╭─ Dataset entries
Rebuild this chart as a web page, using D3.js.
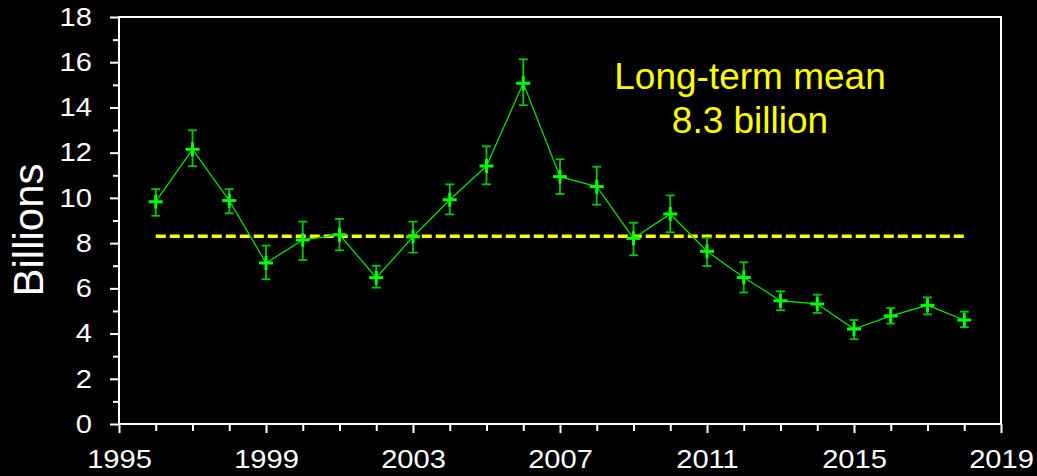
<!DOCTYPE html>
<html>
<head>
<meta charset="utf-8">
<script src="https://cdn.jsdelivr.net/npm/d3@7"></script>
<style>
  html, body { margin: 0; padding: 0; background: #000; }
  svg { display: block; font-family: Arial, "Liberation Sans", sans-serif; }
</style>
</head>
<body>
<svg id="chart" width="1037" height="476"></svg>
<script>
// Annual estimates (billions) with their lower/upper error limits
const years = [1996, 1997, 1998, 1999, 2000, 2001, 2002, 2003, 2004, 2005, 2006, 2007,
               2008, 2009, 2010, 2011, 2012, 2013, 2014, 2015, 2016, 2017, 2018];
const values = [9.83, 12.15, 9.88, 7.12, 8.14, 8.37, 6.47, 8.28, 9.92, 11.41, 15.07, 10.94,
                10.50, 8.21, 9.29, 7.64, 6.48, 5.45, 5.31, 4.20, 4.78, 5.25, 4.60];
const lower = [9.21, 11.40, 9.32, 6.40, 7.25, 7.68, 6.03, 7.58, 9.27, 10.60, 14.10, 10.17,
               9.70, 7.46, 8.48, 6.99, 5.82, 5.03, 4.91, 3.75, 4.44, 4.85, 4.28];
const upper = [10.39, 12.99, 10.39, 7.89, 8.95, 9.07, 7.00, 8.95, 10.60, 12.28, 16.13, 11.71,
               11.38, 8.90, 10.11, 8.24, 7.15, 5.87, 5.72, 4.60, 5.13, 5.60, 4.97];
const meanValue = 8.3;
const meanText = ["Long-term mean", "8.3 billion"];
const yTickLabels = [0, 2, 4, 6, 8, 10, 12, 14, 16, 18];
const xTickLabels = [1995, 1999, 2003, 2007, 2011, 2015, 2019];

const W = 1037, H = 476;
const margin = { top: 17, right: 36, bottom: 52, left: 119 };
const svg = d3.select("#chart");
svg.append("rect").attr("width", W).attr("height", H).attr("fill", "#000");

const x = d3.scaleLinear().domain([1995, 2019]).range([margin.left, W - margin.right]);
const y = d3.scaleLinear().domain([0, 18]).range([H - margin.bottom, margin.top]);

const white = "#ffffff";
const labelStretch = 1.12;

// Minor ticks (every unit / every year)
const yMinor = svg.append("g")
  .attr("transform", `translate(${margin.left},0)`)
  .call(d3.axisLeft(y).tickValues(d3.range(1, 18, 2)).tickSize(6).tickFormat(""));
const xMinor = svg.append("g")
  .attr("transform", `translate(0,${H - margin.bottom})`)
  .call(d3.axisBottom(x).tickValues(d3.range(1995, 2020).filter(v => (v - 1995) % 4 !== 0)).tickSize(7).tickFormat(""));

// Major ticks with labels
const yAxis = svg.append("g")
  .attr("transform", `translate(${margin.left},0)`)
  .call(d3.axisLeft(y).tickValues(yTickLabels).tickSize(9).tickPadding(18).tickFormat(d3.format("d")));
const xAxis = svg.append("g")
  .attr("transform", `translate(0,${H - margin.bottom})`)
  .call(d3.axisBottom(x).tickValues(xTickLabels).tickSize(9).tickPadding(17).tickFormat(d3.format("d")));

[yMinor, xMinor, yAxis, xAxis].forEach(g => {
  g.select(".domain").remove();
  g.selectAll(".tick line").attr("stroke", white).attr("stroke-width", 2);
  g.selectAll(".tick text").attr("fill", white).attr("font-size", 26)
    .attr("font-family", "Arial, 'Liberation Sans', sans-serif");
});

// Tick labels are drawn slightly wide
yAxis.selectAll(".tick text")
  .attr("x", 0)
  .attr("transform", `translate(-27,0) scale(${labelStretch},1)`);
xAxis.selectAll(".tick text")
  .attr("transform", `scale(${labelStretch},1)`);

// Plot frame
svg.append("rect")
  .attr("x", margin.left).attr("y", margin.top)
  .attr("width", W - margin.left - margin.right)
  .attr("height", H - margin.top - margin.bottom)
  .attr("fill", "none").attr("stroke", white).attr("stroke-width", 2);

// Y-axis title
svg.append("text")
  .attr("transform", "translate(43,230) rotate(-90)")
  .attr("text-anchor", "middle")
  .attr("fill", white)
  .attr("font-size", 42)
  .text("Billions");

// Long-term mean line
svg.append("line")
  .attr("x1", x(years[0])).attr("x2", x(years[years.length - 1]))
  .attr("y1", y(meanValue)).attr("y2", y(meanValue))
  .attr("stroke", "#ffff00").attr("stroke-width", 3.5)
  .attr("stroke-dasharray", "10 4");

// Mean annotation
svg.append("text")
  .attr("x", 750).attr("text-anchor", "middle")
  .attr("fill", "#ffff00").attr("font-size", 37)
  .selectAll("tspan").data(meanText).join("tspan")
  .attr("x", 750)
  .attr("y", (d, i) => 89 + i * 44)
  .text(d => d);

const data = years.map((yr, i) => ({ yr, v: values[i], lo: lower[i], hi: upper[i] }));

// Connecting line
svg.append("path")
  .datum(data)
  .attr("fill", "none")
  .attr("stroke", "#00e000")
  .attr("stroke-width", 1.3)
  .attr("d", d3.line().x(d => x(d.yr)).y(d => y(d.v)));

// Error bars
const err = svg.append("g").attr("stroke", "#00c800").attr("stroke-width", 1.8);
err.selectAll("line.v").data(data).join("line").attr("class", "v")
  .attr("x1", d => x(d.yr)).attr("x2", d => x(d.yr))
  .attr("y1", d => y(d.lo)).attr("y2", d => y(d.hi));
err.selectAll("line.t").data(data).join("line").attr("class", "t")
  .attr("x1", d => x(d.yr) - 4.5).attr("x2", d => x(d.yr) + 4.5)
  .attr("y1", d => y(d.hi)).attr("y2", d => y(d.hi));
err.selectAll("line.b").data(data).join("line").attr("class", "b")
  .attr("x1", d => x(d.yr) - 4.5).attr("x2", d => x(d.yr) + 4.5)
  .attr("y1", d => y(d.lo)).attr("y2", d => y(d.lo));

// Cross markers
const mk = svg.append("g").attr("stroke", "#00ff00").attr("stroke-width", 3);
mk.selectAll("line.h").data(data).join("line").attr("class", "h")
  .attr("x1", d => x(d.yr) - 7).attr("x2", d => x(d.yr) + 7)
  .attr("y1", d => y(d.v)).attr("y2", d => y(d.v));
mk.selectAll("line.vv").data(data).join("line").attr("class", "vv")
  .attr("x1", d => x(d.yr)).attr("x2", d => x(d.yr))
  .attr("y1", d => y(d.v) - 7).attr("y2", d => y(d.v) + 7);
</script>
</body>
</html>
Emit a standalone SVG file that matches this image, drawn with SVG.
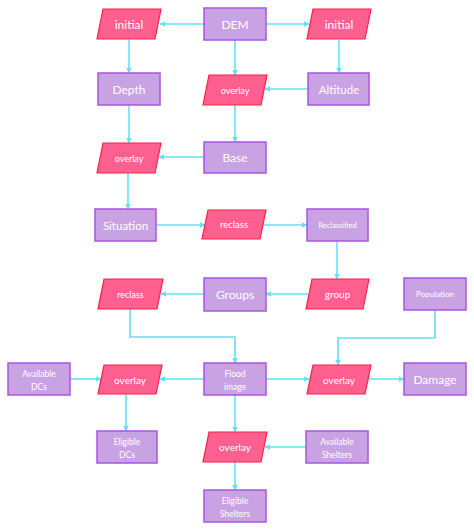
╰─
Each entry should be repeated exactly as it appears; the pictures stay out.

Rebuild this chart as a web page, using D3.js.
<!DOCTYPE html>
<html>
<head>
<meta charset="utf-8">
<script src="https://cdn.jsdelivr.net/npm/d3@7"></script>
<style>
  html, body { margin: 0; padding: 0; background: #000; }
  svg { display: block; font-family: Arial, "Liberation Sans", sans-serif; }
</style>
</head>
<body>
<svg id="chart" width="1037" height="476"></svg>
<script>
// Annual estimates (billions) with their lower/upper error limits
const years = [1996, 1997, 1998, 1999, 2000, 2001, 2002, 2003, 2004, 2005, 2006, 2007,
               2008, 2009, 2010, 2011, 2012, 2013, 2014, 2015, 2016, 2017, 2018];
const values = [9.83, 12.15, 9.88, 7.12, 8.14, 8.37, 6.47, 8.28, 9.92, 11.41, 15.07, 10.94,
                10.50, 8.21, 9.29, 7.64, 6.48, 5.45, 5.31, 4.20, 4.78, 5.25, 4.60];
const lower = [9.21, 11.40, 9.32, 6.40, 7.25, 7.68, 6.03, 7.58, 9.27, 10.60, 14.10, 10.17,
               9.70, 7.46, 8.48, 6.99, 5.82, 5.03, 4.91, 3.75, 4.44, 4.85, 4.28];
const upper = [10.39, 12.99, 10.39, 7.89, 8.95, 9.07, 7.00, 8.95, 10.60, 12.28, 16.13, 11.71,
               11.38, 8.90, 10.11, 8.24, 7.15, 5.87, 5.72, 4.60, 5.13, 5.60, 4.97];
const meanValue = 8.3;
const meanText = ["Long-term mean", "8.3 billion"];
const yTickLabels = [0, 2, 4, 6, 8, 10, 12, 14, 16, 18];
const xTickLabels = [1995, 1999, 2003, 2007, 2011, 2015, 2019];

const W = 1037, H = 476;
const margin = { top: 17, right: 36, bottom: 52, left: 119 };
const svg = d3.select("#chart");
svg.append("rect").attr("width", W).attr("height", H).attr("fill", "#000");

const x = d3.scaleLinear().domain([1995, 2019]).range([margin.left, W - margin.right]);
const y = d3.scaleLinear().domain([0, 18]).range([H - margin.bottom, margin.top]);

const white = "#ffffff";
const labelStretch = 1.12;

// Minor ticks (every unit / every year)
const yMinor = svg.append("g")
  .attr("transform", `translate(${margin.left},0)`)
  .call(d3.axisLeft(y).tickValues(d3.range(1, 18, 2)).tickSize(6).tickFormat(""));
const xMinor = svg.append("g")
  .attr("transform", `translate(0,${H - margin.bottom})`)
  .call(d3.axisBottom(x).tickValues(d3.range(1995, 2020).filter(v => (v - 1995) % 4 !== 0)).tickSize(7).tickFormat(""));

// Major ticks with labels
const yAxis = svg.append("g")
  .attr("transform", `translate(${margin.left},0)`)
  .call(d3.axisLeft(y).tickValues(yTickLabels).tickSize(9).tickPadding(18).tickFormat(d3.format("d")));
const xAxis = svg.append("g")
  .attr("transform", `translate(0,${H - margin.bottom})`)
  .call(d3.axisBottom(x).tickValues(xTickLabels).tickSize(9).tickPadding(17).tickFormat(d3.format("d")));

[yMinor, xMinor, yAxis, xAxis].forEach(g => {
  g.select(".domain").remove();
  g.selectAll(".tick line").attr("stroke", white).attr("stroke-width", 2);
  g.selectAll(".tick text").attr("fill", white).attr("font-size", 26)
    .attr("font-family", "Arial, 'Liberation Sans', sans-serif");
});

// Tick labels are drawn slightly wide
yAxis.selectAll(".tick text")
  .attr("x", 0)
  .attr("transform", `translate(-27,0) scale(${labelStretch},1)`);
xAxis.selectAll(".tick text")
  .attr("transform", `scale(${labelStretch},1)`);

// Plot frame
svg.append("rect")
  .attr("x", margin.left).attr("y", margin.top)
  .attr("width", W - margin.left - margin.right)
  .attr("height", H - margin.top - margin.bottom)
  .attr("fill", "none").attr("stroke", white).attr("stroke-width", 2);

// Y-axis title
svg.append("text")
  .attr("transform", "translate(43,230) rotate(-90)")
  .attr("text-anchor", "middle")
  .attr("fill", white)
  .attr("font-size", 42)
  .text("Billions");

// Long-term mean line
svg.append("line")
  .attr("x1", x(years[0])).attr("x2", x(years[years.length - 1]))
  .attr("y1", y(meanValue)).attr("y2", y(meanValue))
  .attr("stroke", "#ffff00").attr("stroke-width", 3.5)
  .attr("stroke-dasharray", "10 4");

// Mean annotation
svg.append("text")
  .attr("x", 750).attr("text-anchor", "middle")
  .attr("fill", "#ffff00").attr("font-size", 37)
  .selectAll("tspan").data(meanText).join("tspan")
  .attr("x", 750)
  .attr("y", (d, i) => 89 + i * 44)
  .text(d => d);

const data = years.map((yr, i) => ({ yr, v: values[i], lo: lower[i], hi: upper[i] }));

// Connecting line
svg.append("path")
  .datum(data)
  .attr("fill", "none")
  .attr("stroke", "#00e000")
  .attr("stroke-width", 1.3)
  .attr("d", d3.line().x(d => x(d.yr)).y(d => y(d.v)));

// Error bars
const err = svg.append("g").attr("stroke", "#00c800").attr("stroke-width", 1.8);
err.selectAll("line.v").data(data).join("line").attr("class", "v")
  .attr("x1", d => x(d.yr)).attr("x2", d => x(d.yr))
  .attr("y1", d => y(d.lo)).attr("y2", d => y(d.hi));
err.selectAll("line.t").data(data).join("line").attr("class", "t")
  .attr("x1", d => x(d.yr) - 4.5).attr("x2", d => x(d.yr) + 4.5)
  .attr("y1", d => y(d.hi)).attr("y2", d => y(d.hi));
err.selectAll("line.b").data(data).join("line").attr("class", "b")
  .attr("x1", d => x(d.yr) - 4.5).attr("x2", d => x(d.yr) + 4.5)
  .attr("y1", d => y(d.lo)).attr("y2", d => y(d.lo));

// Cross markers
const mk = svg.append("g").attr("stroke", "#00ff00").attr("stroke-width", 3);
mk.selectAll("line.h").data(data).join("line").attr("class", "h")
  .attr("x1", d => x(d.yr) - 7).attr("x2", d => x(d.yr) + 7)
  .attr("y1", d => y(d.v)).attr("y2", d => y(d.v));
mk.selectAll("line.vv").data(data).join("line").attr("class", "vv")
  .attr("x1", d => x(d.yr)).attr("x2", d => x(d.yr))
  .attr("y1", d => y(d.v) - 7).attr("y2", d => y(d.v) + 7);
</script>
</body>
</html>
Emit a standalone SVG file that matches this image, drawn with SVG.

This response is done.